State the number of lines that contain "this", with no other text.

§ Listing
········

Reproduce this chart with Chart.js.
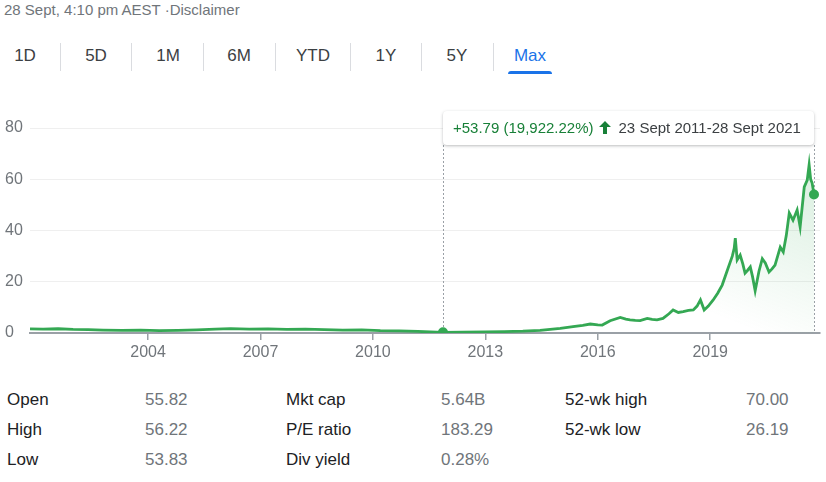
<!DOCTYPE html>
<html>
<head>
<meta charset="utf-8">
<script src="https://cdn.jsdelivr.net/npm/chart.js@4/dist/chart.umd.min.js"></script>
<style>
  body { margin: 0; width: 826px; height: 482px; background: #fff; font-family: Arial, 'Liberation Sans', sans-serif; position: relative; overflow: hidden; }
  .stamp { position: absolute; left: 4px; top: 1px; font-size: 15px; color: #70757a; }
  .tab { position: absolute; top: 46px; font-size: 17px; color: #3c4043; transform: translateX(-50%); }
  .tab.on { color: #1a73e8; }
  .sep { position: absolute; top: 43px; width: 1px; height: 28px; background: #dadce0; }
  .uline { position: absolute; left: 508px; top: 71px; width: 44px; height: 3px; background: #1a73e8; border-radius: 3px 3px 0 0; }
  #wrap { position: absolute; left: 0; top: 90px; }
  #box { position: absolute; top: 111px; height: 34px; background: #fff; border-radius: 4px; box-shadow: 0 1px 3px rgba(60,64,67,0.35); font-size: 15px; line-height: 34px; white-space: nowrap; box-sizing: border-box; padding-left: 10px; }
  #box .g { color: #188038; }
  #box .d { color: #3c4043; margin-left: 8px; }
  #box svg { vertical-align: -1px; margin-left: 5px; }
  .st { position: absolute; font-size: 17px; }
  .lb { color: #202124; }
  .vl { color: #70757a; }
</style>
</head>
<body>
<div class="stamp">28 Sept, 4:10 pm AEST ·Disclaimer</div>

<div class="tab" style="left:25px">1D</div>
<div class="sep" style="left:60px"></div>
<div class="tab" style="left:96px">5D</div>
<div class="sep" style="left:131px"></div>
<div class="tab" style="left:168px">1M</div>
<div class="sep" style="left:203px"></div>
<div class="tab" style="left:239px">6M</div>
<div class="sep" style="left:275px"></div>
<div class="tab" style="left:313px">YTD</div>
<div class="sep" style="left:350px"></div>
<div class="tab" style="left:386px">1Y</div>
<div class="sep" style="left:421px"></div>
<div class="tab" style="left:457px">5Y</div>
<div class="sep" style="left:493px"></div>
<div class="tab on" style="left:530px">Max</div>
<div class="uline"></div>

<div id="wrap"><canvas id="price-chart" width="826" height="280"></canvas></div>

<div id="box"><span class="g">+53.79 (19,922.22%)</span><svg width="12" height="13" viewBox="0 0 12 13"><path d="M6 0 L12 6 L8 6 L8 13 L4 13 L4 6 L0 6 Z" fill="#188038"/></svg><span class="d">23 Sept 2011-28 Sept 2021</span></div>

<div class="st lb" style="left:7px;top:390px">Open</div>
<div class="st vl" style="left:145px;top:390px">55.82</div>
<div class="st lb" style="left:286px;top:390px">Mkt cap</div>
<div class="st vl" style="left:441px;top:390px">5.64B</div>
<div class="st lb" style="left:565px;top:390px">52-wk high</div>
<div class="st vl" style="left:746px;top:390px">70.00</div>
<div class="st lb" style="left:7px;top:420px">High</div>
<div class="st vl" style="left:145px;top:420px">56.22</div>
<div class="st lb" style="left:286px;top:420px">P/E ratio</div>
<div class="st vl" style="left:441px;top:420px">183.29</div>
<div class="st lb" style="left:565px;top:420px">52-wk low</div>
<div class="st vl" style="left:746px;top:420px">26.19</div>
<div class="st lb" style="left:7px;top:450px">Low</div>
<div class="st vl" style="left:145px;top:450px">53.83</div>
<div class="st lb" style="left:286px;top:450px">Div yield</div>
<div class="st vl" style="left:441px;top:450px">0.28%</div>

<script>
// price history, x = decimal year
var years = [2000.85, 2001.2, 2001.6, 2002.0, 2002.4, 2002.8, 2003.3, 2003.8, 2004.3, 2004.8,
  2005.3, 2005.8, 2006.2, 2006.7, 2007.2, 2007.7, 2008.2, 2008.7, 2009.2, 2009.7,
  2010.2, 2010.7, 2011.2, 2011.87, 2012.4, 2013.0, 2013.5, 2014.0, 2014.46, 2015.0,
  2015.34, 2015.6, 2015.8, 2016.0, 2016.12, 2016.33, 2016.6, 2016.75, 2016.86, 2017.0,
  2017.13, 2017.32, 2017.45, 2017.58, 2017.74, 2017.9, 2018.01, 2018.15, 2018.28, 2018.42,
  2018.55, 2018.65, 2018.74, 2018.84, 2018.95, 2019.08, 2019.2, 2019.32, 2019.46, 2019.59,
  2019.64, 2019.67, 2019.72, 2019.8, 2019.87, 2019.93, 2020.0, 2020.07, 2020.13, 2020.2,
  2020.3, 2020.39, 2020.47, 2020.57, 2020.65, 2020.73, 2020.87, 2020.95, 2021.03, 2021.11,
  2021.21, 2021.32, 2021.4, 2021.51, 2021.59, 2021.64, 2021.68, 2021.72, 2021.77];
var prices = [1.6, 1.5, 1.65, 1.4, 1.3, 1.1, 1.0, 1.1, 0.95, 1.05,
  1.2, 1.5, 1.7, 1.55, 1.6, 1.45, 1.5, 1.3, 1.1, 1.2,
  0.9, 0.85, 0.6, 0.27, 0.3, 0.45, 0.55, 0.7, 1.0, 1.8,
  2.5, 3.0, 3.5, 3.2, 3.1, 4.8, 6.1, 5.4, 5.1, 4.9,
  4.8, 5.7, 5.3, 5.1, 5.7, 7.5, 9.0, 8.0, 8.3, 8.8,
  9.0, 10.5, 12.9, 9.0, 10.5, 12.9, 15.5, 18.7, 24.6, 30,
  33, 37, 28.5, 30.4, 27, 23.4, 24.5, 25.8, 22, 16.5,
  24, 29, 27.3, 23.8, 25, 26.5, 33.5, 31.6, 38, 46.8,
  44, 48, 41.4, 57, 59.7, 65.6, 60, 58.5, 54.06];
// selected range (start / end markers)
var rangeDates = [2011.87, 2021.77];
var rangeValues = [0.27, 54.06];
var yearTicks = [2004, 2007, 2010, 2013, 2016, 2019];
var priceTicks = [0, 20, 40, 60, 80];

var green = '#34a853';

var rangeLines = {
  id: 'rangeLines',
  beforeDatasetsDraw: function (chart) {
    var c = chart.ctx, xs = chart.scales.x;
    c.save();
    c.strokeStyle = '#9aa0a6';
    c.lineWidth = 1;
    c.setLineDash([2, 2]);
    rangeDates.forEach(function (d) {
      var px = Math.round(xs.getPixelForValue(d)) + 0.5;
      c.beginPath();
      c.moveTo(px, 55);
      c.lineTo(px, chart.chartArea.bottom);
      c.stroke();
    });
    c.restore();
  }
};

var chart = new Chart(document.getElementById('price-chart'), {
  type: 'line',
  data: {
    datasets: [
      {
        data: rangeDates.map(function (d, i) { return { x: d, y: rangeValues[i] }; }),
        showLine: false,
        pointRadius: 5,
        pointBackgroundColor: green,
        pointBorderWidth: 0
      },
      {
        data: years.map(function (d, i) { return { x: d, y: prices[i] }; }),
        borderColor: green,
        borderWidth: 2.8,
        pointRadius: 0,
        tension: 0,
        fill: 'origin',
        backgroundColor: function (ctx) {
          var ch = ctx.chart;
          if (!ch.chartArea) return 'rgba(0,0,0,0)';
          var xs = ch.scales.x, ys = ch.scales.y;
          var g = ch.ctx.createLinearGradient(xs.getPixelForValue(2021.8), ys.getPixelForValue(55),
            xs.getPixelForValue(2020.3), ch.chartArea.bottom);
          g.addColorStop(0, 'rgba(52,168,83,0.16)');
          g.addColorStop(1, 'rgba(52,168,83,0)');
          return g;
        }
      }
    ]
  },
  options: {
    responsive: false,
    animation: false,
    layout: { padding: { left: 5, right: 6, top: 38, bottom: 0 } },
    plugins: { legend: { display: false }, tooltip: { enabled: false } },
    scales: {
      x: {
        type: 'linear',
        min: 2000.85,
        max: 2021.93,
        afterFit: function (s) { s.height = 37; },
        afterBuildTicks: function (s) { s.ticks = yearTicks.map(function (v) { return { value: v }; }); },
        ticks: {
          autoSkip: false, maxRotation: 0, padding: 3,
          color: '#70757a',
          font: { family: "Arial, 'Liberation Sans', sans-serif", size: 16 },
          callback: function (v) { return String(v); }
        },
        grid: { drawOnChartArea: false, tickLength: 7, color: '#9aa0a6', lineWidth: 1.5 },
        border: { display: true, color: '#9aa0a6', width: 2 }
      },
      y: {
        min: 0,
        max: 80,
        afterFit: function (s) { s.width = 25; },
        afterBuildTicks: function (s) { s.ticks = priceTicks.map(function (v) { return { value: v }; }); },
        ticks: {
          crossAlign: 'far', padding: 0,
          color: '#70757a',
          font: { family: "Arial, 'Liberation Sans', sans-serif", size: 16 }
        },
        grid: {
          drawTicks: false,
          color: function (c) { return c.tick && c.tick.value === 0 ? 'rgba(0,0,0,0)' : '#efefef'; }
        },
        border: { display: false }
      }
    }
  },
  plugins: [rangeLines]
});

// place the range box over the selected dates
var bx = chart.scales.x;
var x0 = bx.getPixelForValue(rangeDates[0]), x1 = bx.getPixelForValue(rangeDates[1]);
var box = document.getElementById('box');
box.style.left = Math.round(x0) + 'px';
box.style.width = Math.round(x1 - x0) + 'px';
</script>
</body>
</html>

········

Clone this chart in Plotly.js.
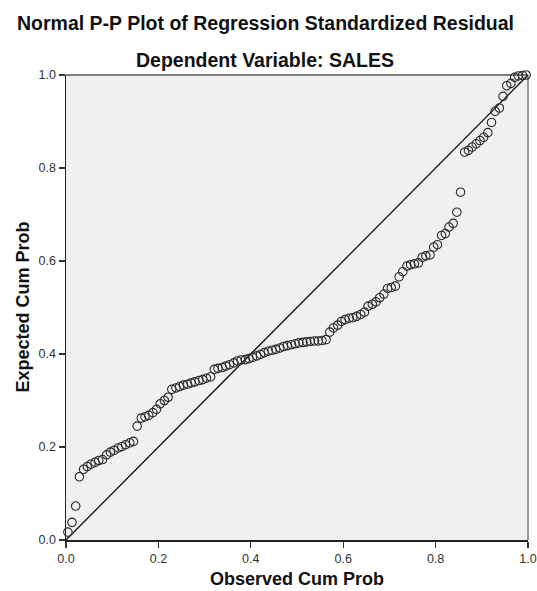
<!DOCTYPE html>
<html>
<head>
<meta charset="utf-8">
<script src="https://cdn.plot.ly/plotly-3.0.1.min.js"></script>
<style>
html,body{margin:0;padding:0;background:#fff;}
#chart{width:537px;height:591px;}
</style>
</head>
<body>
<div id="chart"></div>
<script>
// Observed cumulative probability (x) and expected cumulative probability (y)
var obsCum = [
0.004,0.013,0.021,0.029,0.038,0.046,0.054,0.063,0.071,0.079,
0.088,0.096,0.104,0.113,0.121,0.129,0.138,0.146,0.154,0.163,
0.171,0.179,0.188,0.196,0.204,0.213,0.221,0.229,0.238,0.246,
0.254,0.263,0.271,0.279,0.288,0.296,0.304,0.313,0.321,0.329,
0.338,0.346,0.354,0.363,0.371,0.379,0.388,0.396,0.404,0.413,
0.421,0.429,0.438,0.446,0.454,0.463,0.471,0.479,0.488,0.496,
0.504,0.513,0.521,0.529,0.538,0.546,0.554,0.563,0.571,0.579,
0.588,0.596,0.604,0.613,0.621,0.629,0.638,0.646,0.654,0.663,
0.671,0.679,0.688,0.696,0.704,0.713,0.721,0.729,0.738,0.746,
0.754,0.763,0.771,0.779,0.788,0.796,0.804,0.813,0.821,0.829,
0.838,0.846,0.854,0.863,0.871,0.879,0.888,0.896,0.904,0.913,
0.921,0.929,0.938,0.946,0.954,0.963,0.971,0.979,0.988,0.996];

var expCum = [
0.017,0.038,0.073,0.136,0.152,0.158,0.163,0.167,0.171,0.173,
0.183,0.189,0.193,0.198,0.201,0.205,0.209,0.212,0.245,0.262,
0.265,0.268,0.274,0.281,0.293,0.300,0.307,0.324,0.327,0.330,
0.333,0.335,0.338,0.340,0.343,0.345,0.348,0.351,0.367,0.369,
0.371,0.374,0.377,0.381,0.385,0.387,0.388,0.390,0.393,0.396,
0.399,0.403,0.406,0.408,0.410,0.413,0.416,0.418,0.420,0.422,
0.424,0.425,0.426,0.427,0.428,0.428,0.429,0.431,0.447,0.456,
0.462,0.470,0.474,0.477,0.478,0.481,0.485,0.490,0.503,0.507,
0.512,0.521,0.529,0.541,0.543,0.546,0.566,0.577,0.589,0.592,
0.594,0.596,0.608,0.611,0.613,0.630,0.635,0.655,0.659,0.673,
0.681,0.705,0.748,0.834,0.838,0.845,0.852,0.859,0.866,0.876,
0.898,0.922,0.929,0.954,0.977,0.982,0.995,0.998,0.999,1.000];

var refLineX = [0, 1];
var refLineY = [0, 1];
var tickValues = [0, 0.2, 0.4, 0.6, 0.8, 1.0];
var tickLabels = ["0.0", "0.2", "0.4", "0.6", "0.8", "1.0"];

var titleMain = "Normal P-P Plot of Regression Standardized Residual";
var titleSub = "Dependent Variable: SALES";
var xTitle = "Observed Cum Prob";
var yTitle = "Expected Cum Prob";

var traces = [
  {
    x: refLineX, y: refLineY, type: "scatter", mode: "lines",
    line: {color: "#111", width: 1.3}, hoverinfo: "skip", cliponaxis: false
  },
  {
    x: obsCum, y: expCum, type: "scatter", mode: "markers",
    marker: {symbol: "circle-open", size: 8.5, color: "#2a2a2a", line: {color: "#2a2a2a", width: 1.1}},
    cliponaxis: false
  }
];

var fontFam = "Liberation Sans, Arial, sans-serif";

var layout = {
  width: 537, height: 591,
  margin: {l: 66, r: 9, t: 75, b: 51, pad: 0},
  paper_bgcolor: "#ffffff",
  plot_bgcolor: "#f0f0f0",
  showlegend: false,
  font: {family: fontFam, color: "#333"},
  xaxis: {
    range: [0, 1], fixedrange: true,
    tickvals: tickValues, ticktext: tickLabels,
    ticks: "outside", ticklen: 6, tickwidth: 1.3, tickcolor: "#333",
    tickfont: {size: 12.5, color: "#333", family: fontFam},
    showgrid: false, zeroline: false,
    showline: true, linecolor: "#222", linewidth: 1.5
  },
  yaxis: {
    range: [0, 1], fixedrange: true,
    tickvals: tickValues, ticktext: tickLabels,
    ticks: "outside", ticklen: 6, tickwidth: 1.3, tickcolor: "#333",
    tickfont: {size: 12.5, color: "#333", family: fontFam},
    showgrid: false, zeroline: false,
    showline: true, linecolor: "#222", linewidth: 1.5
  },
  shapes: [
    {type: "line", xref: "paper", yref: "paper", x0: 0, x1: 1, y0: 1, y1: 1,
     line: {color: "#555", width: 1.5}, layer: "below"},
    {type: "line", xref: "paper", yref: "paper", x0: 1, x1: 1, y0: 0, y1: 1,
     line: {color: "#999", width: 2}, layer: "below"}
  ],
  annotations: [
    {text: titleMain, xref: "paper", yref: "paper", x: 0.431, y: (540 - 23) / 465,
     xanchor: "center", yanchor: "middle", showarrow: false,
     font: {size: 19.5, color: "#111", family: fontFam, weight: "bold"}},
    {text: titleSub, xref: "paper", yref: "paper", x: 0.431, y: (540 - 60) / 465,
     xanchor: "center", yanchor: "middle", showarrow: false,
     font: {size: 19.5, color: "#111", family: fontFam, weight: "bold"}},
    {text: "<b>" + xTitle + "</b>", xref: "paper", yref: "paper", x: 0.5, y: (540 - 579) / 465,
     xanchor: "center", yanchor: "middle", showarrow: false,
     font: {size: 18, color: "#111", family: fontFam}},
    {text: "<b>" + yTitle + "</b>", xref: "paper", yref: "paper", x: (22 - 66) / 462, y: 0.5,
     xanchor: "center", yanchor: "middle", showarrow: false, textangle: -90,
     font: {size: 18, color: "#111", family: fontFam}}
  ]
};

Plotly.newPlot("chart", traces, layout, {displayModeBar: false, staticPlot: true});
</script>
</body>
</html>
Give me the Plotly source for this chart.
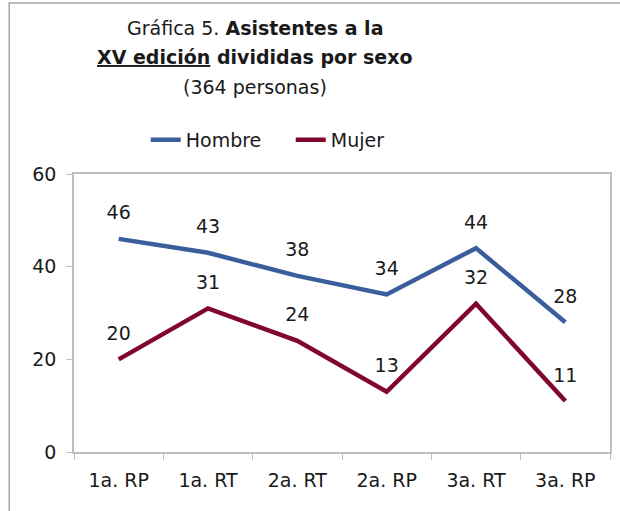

········

§ Result
3